Labor Pains: Because Being in a Union can be Painful

Which Solutions Do Chicago Teachers Want To Be A Part Of?

Give nothing, take more.

That’s the new motto coming from teachers union delegates after a surprising turn of events in Chicago’s first teachers strike in a generation. The Chicago Teachers Union (CTU) extended its strike for at least another two days until the governing body, the House of Delegates, meets again on Tuesday—Day 7 of the strike.

On late Saturday, following a teachers rallysources from the CTU House of Delegates meeting reported that CTU leadership was accused of negotiating a bad deal.

The source added that late into Saturday night, [CTU President Karen] Lewis’ caucus shouted obscenities at her and the other leaders. “You sold out” and “Rahm’s getting everything they wanted, what the hell did we get?” [t]he source quoted caucus members saying to her.

The source reported that Lewis, who was at this point is exhausted [sic], indicated she’s done negotiating and asked “Will my own caucus defy me?”

The CTU says that the delegates need more time to review the proposal.

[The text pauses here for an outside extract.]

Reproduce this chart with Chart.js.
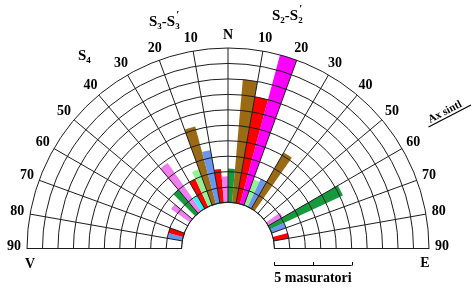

Chicago Mayor Rahm Emanuel is seeking an injunction to end the strike and force teachers back into the classroom. He’s referring to this latest action by CTU as “a delay of choice.”

Meanwhile, the national American Federation of Teachers (AFT), the CTU’s parent union, is allegedly fearing a backlash and wants a settlement soon. As the AFT and National Education Association (NEA) know, teachers unions already stand on shaky ground, even among their own members.

AFT and NEA learned that lesson in Wisconsin, as both of their affiliated state unions lost 35 percent and 22 percent of their members respectively after Governor Scott Walker instituted reforms to make union membership voluntary.

Unions aren’t getting the support they’re used to. Even the Washington Post editorial board has said that teachers unions need to stop passing the buck.

What matters is what educators do in the face of poverty. That’s why Mr. Emanuel was right to push for an evaluation system that differentiates among teachers and values those who are effective in getting children to learn.

No one thinks that teachers’ whole careers should be based on one standardized test. Evaluations must be fair, tests need to be improved and standards must be tightened. But unions need to stop blaming poverty and become part of the solution. If they don’t think they can, they should stop standing in the way of charter schools that give parents the option of teachers who believe their children can learn.

Instead of looking for solutions to fix failing schools, CTU is obsessed with blocking the school house door in order to support its own agenda.

There must be some CTU members who are not as radical as Lewis’ caucus, and would agree with the Washington Post and accept Emanuel’s reforms. But without any other options, those teachers who want to be part of the education solution, not lining Big Labor’s pockets, are stuck at home—neither working nor getting paid—for at least two more days. Don’t be surprised if those teachers spend the time perusing the classified ads in a Wisconsin newspaper.